In reading about Raman Scattering, I was thinking while reading it "okay, incident photo absorbed by molecule, molecule goes to higher energy vibrational state, molecule re-emits photon with either higher or lower energy than incident...how is this different than light interacting with any sort of possible transition?"
They attempt to answer that question lower on the Wikipedia page, here, saying:
The Raman effect differs from the process of fluorescence. For the latter, the incident light is completely absorbed and the system is transferred to an excited state from which it can go to various lower states only after a certain resonance lifetime. The result of both processes is in essence the same: A photon with a frequency different from that of the incident photon is produced and the molecule is brought to a higher or lower energy level. But the major difference is that the Raman effect can take place for any frequency of incident light. In contrast to the fluorescence effect, the Raman effect is therefore not a resonant effect.

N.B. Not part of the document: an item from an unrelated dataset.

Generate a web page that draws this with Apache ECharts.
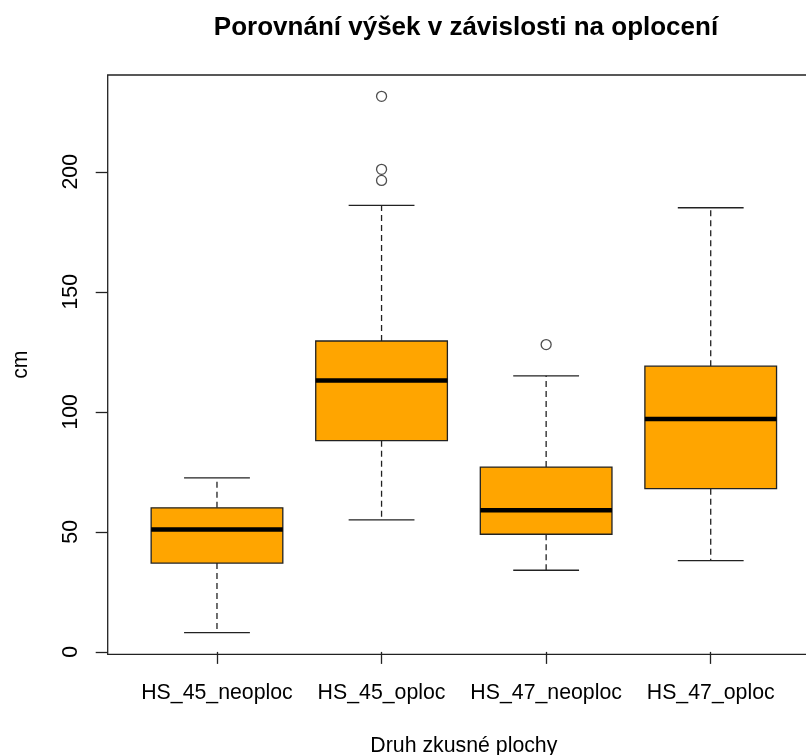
<!DOCTYPE html>
<html>
<head>
<meta charset="utf-8">
<script src="https://cdn.jsdelivr.net/npm/echarts@6/dist/echarts.min.js"></script>
<style>
  html, body { margin: 0; padding: 0; background: #fff; }
  #chart { width: 806px; height: 755px; }
</style>
</head>
<body>
<div id="chart"></div>
<script>
// plochy (kategorie) a pětičíselné souhrny boxplotu
const categories = ['HS_45_neoploc', 'HS_45_oploc', 'HS_47_neoploc', 'HS_47_oploc'];
const whiskerLow = [8, 55, 34, 38];
const q1 = [37, 88, 49, 68];
const median = [51, 113, 59, 97];
const q3 = [60, 129.5, 77, 119];
const whiskerHigh = [72.5, 186, 115, 185];
// odlehlé hodnoty: [poradi plochy, cm]
const outliers = [[2, 196.4], [2, 201], [2, 231.4], [3, 128]];
const yTicks = [0, 50, 100, 150, 200];
const xTicks = [1, 2, 3, 4];

const font = "'Liberation Sans', Arial, sans-serif";
const lineColor = '#222';
const boxFill = '#FFA500';

const boxData = categories.map((c, i) => [i + 1, whiskerLow[i], q1[i], median[i], q3[i], whiskerHigh[i]]);

function renderBox(params, api) {
  const x = api.value(0);
  const low = api.coord([x, api.value(1)]);
  const b1 = api.coord([x, api.value(2)]);
  const med = api.coord([x, api.value(3)]);
  const b3 = api.coord([x, api.value(4)]);
  const high = api.coord([x, api.value(5)]);
  const halfBox = api.size([0.4, 0])[0];
  const halfCap = api.size([0.2, 0])[0];
  const cx = low[0];
  const dashed = { stroke: lineColor, lineWidth: 1.3, lineDash: [6, 4] };
  const solid = { stroke: lineColor, lineWidth: 1.3 };
  return {
    type: 'group',
    children: [
      { type: 'line', shape: { x1: cx, y1: b1[1], x2: cx, y2: low[1] }, style: dashed },
      { type: 'line', shape: { x1: cx, y1: b3[1], x2: cx, y2: high[1] }, style: dashed },
      { type: 'line', shape: { x1: cx - halfCap, y1: low[1], x2: cx + halfCap, y2: low[1] }, style: solid },
      { type: 'line', shape: { x1: cx - halfCap, y1: high[1], x2: cx + halfCap, y2: high[1] }, style: solid },
      {
        type: 'rect',
        shape: { x: cx - halfBox, y: b3[1], width: halfBox * 2, height: b1[1] - b3[1] },
        style: { fill: boxFill, stroke: lineColor, lineWidth: 1.3 }
      },
      { type: 'line', shape: { x1: cx - halfBox, y1: med[1], x2: cx + halfBox, y2: med[1] }, style: { stroke: '#000', lineWidth: 4.5 } }
    ]
  };
}

const chart = echarts.init(document.getElementById('chart'));
chart.setOption({
  animation: false,
  backgroundColor: '#fff',
  title: {
    text: 'Porovnání výšek v závislosti na oplocení',
    left: 461,
    top: 10,
    textAlign: 'center',
    textStyle: { fontFamily: font, fontSize: 26, fontWeight: 'bold', color: '#000' }
  },
  grid: {
    left: 107.7,
    right: -14,
    top: 75,
    bottom: 100.7,
    outerBoundsMode: 'none',
    containLabel: false,
    show: true,
    borderColor: lineColor,
    borderWidth: 1.3
  },
  xAxis: {
    type: 'value',
    min: 0.336,
    max: 4.664,
    name: 'Druh zkusné plochy',
    nameLocation: 'middle',
    nameGap: 81,
    nameTextStyle: { fontFamily: font, fontSize: 21.3, color: '#000' },
    axisLine: { show: false },
    axisTick: { show: true, length: 12, customValues: xTicks, lineStyle: { color: lineColor, width: 1.3 } },
    axisLabel: {
      customValues: xTicks,
      margin: 28,
      fontFamily: font,
      fontSize: 21.3,
      color: '#000',
      formatter: v => categories[Math.round(v) - 1] || ''
    },
    splitLine: { show: false }
  },
  yAxis: {
    type: 'value',
    min: -1,
    max: 240.3,
    name: 'cm',
    nameLocation: 'middle',
    nameGap: 76,
    nameTextStyle: { fontFamily: font, fontSize: 21.3, color: '#000' },
    axisLine: { show: false },
    axisTick: { show: true, length: 12, customValues: yTicks, lineStyle: { color: lineColor, width: 1.3 } },
    axisLabel: {
      customValues: yTicks,
      rotate: 90,
      margin: 26,
      fontFamily: font,
      fontSize: 21.3,
      color: '#000'
    },
    splitLine: { show: false }
  },
  series: [
    {
      type: 'custom',
      renderItem: renderBox,
      encode: { x: 0, y: [1, 2, 3, 4, 5] },
      data: boxData,
      z: 2
    },
    {
      type: 'scatter',
      data: outliers,
      symbol: 'circle',
      symbolSize: 10,
      itemStyle: { color: 'rgba(0,0,0,0)', borderColor: lineColor, borderWidth: 1.3 },
      z: 3
    }
  ]
});
</script>
</body>
</html>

In practice, this means that a fluorescence peak is anchored at a specific frequency, whereas a Raman peak maintains a constant separation from the excitation frequency.

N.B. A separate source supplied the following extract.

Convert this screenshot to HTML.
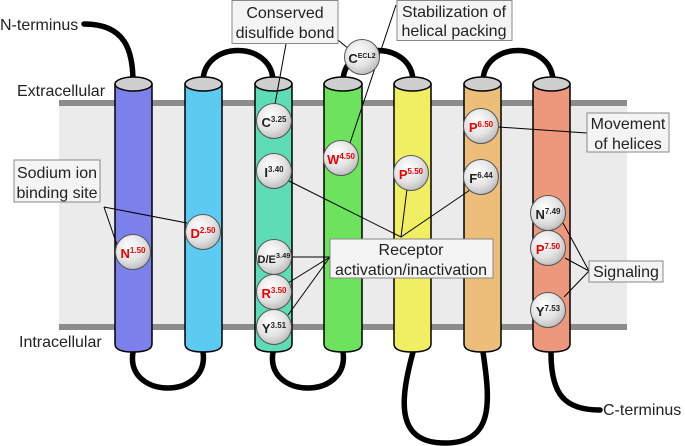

I've read this thread as well, but it still doesn't clear up much. It also seems like there was disagreement between the different answers and the wikipedia page. For example, the chosen answer there says
In contrast to fluorescence, there is no excited state in Raman scattering
Whereas the Wikipedia article clearly uses the concept of excited vibrational states:
The energy difference between the absorbed and emitted photon corresponds to the energy difference between two resonant states of the material and is independent of the absolute energy of the photon.

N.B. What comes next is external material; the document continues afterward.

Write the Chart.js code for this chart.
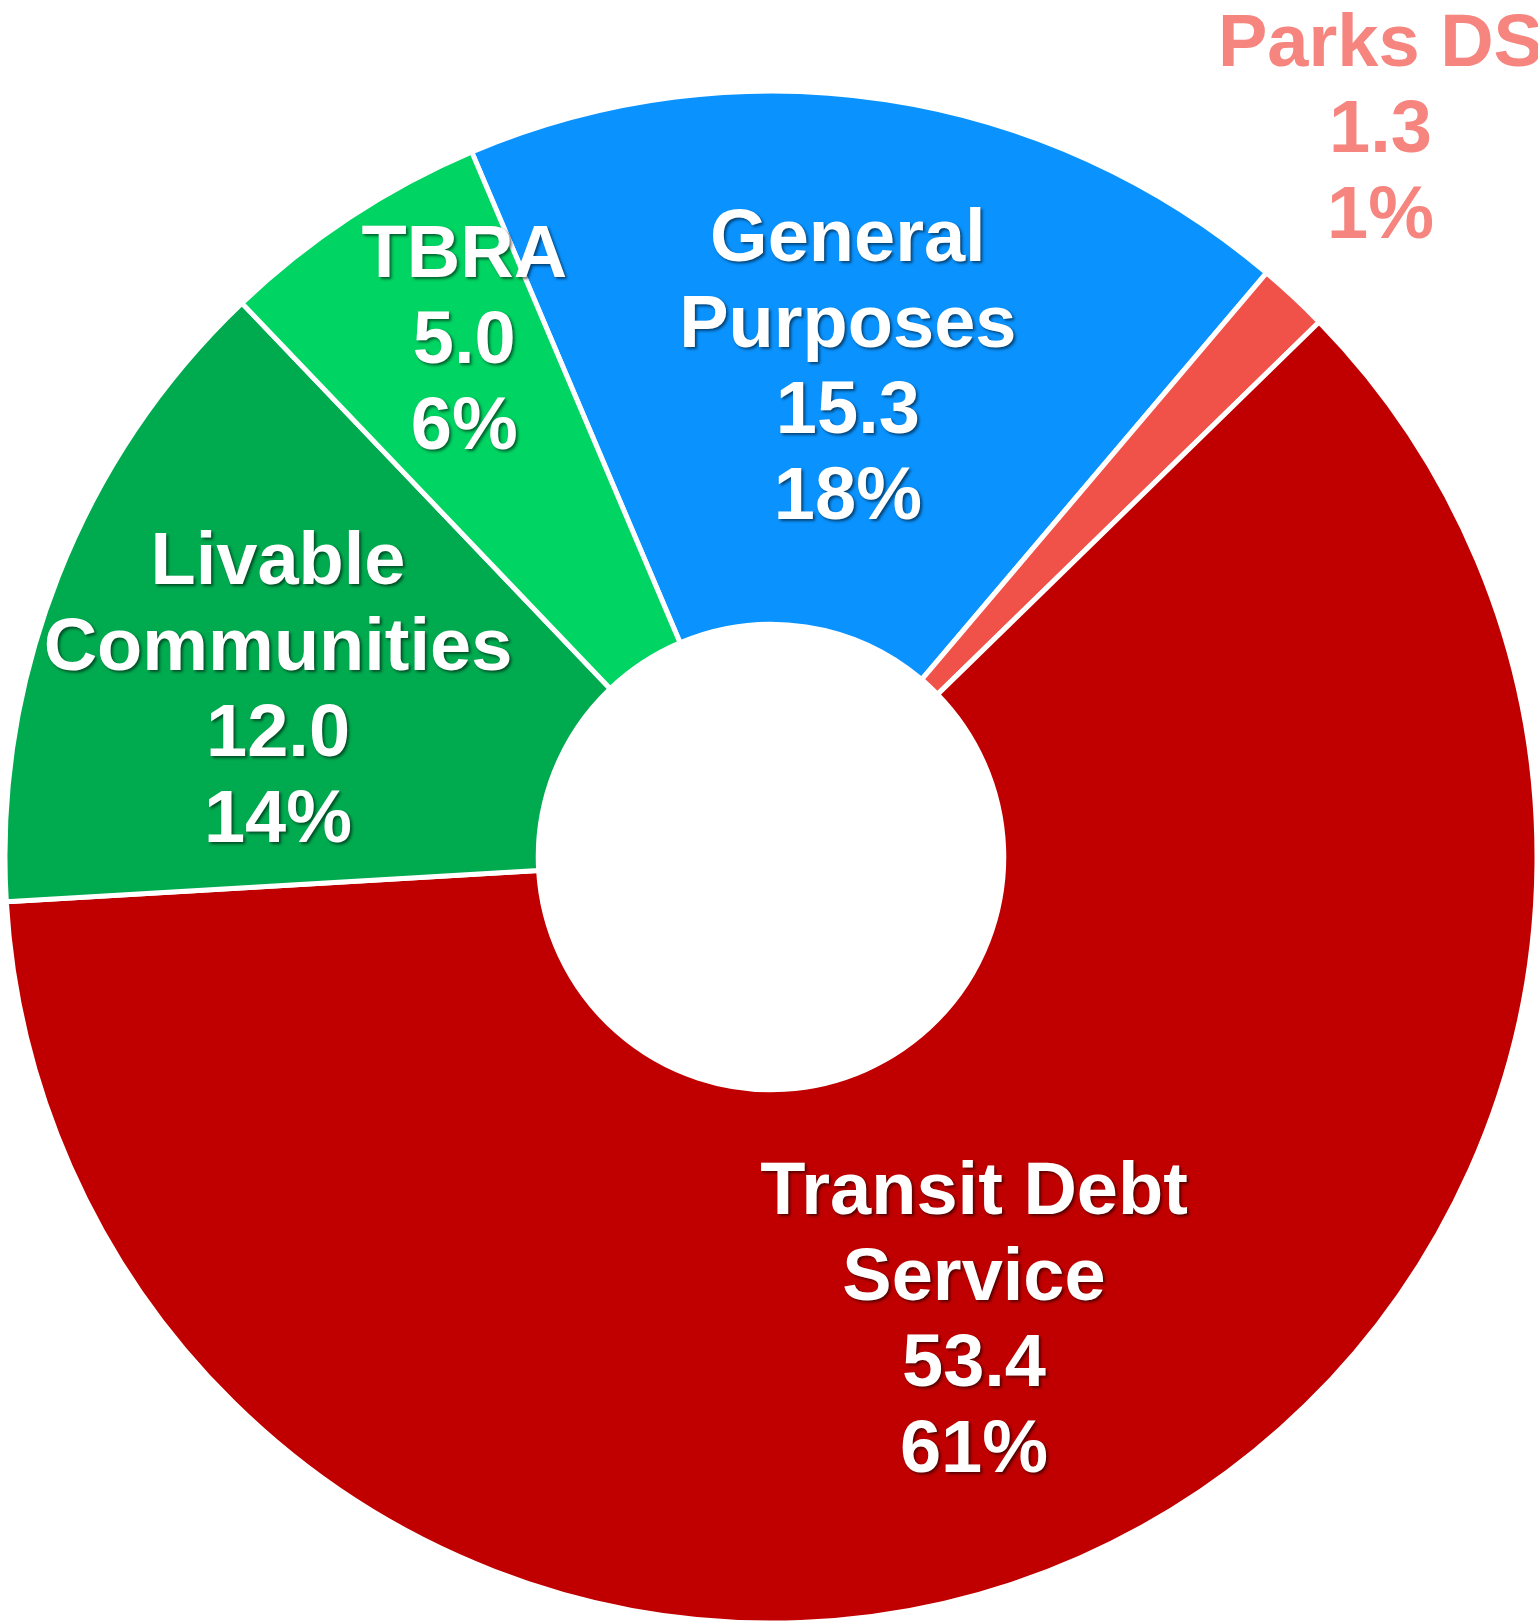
<!DOCTYPE html>
<html>
<head>
<meta charset="utf-8">
<script src="https://cdn.jsdelivr.net/npm/chart.js@4/dist/chart.umd.min.js"></script>
<style>
body{margin:0;background:#fff;}
#wrap{width:1538px;height:1623px;}
</style>
</head>
<body>
<div id="wrap"><canvas id="chart" width="1538" height="1623"></canvas></div>
<script>

/* -------- DATA -------- */

const labels = ["General Purposes", "Parks DS", "Transit Debt Service", "Livable Communities", "TBRA"];
const labelLines = [["General","Purposes"], ["Parks DS"], ["Transit Debt","Service"], ["Livable","Communities"], ["TBRA"]];
const values = [15.3, 1.3, 53.4, 12.0, 5.0];

const colors = ["#0A93FF", "#F0524A", "#C00000", "#00AA4F", "#00D462"];
const textColors = ["#ffffff", "#F5857E", "#ffffff", "#ffffff", "#ffffff"];
const textShadow = [true, false, true, true, true];

// where each label sits: radius (fraction of outer radius) and nudge from mid angle (deg)
const labelRadius = [0.652, 1.243, 0.656, 0.681, 0.789];
const labelNudge = [0.2, -3.2, 0, -2.4, 2.85];

const total = values.reduce((a,b)=>a+b, 0);


/* -------- LABEL PLUGIN -------- */

const sliceLabels = {
  id: "sliceLabels",
  afterDatasetsDraw(chart){
    const ctx = chart.ctx;
    const meta = chart.getDatasetMeta(0);
    const size = 74;
    const lh = 86;

    meta.data.forEach((arc, i) => {
      const p = arc.getProps(["x","y","startAngle","endAngle","outerRadius"], true);
      const mid = (p.startAngle + p.endAngle)/2 + labelNudge[i]*Math.PI/180;
      const r = p.outerRadius * labelRadius[i];
      const cx = p.x + Math.cos(mid)*r;
      const cy = p.y + Math.sin(mid)*r;

      const pct = Math.round(values[i]/total*100) + "%";
      const lines = labelLines[i].concat([values[i].toFixed(1), pct]);

      ctx.save();
      ctx.font = "bold " + size + "px 'Liberation Sans', Arial, sans-serif";
      ctx.textAlign = "center";
      ctx.textBaseline = "alphabetic";
      ctx.fillStyle = textColors[i];
      if(textShadow[i]){
        ctx.shadowColor = "rgba(0,0,0,0.55)";
        ctx.shadowOffsetX = 2;
        ctx.shadowOffsetY = 2;
        ctx.shadowBlur = 3;
      }
      lines.forEach((t, k) => {
        const y = cy + (k - (lines.length-1)/2)*lh + 0.358*size;
        ctx.fillText(t, cx, y);
      });
      ctx.restore();
    });
  }
};


/* -------- CHART -------- */

new Chart(document.getElementById("chart"), {
  type: "doughnut",
  data: {
    labels: labels,
    datasets: [{
      data: values,
      backgroundColor: colors,
      borderColor: "#ffffff",
      borderWidth: 5
    }]
  },
  options: {
    responsive: false,
    animation: false,
    events: [],
    rotation: -23,
    radius: 766,
    cutout: 232,
    layout: { padding: { top: 91, left: 4 } },
    plugins: {
      legend: { display: false },
      tooltip: { enabled: false }
    }
  },
  plugins: [sliceLabels]
});

</script>
</body>
</html>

It seems like many people are making a distinction between a photon being just scattered as opposed to absorbed and emitted, whereas John Rennie's answer and comments seem to be saying that the photon is always absorbed, though the order of events may differ from fluorescence.
So can someone give me a more clear picture of this? Is the photon really not absorbed in Raman scattering? Why isn't it resonant if there are different energy levels?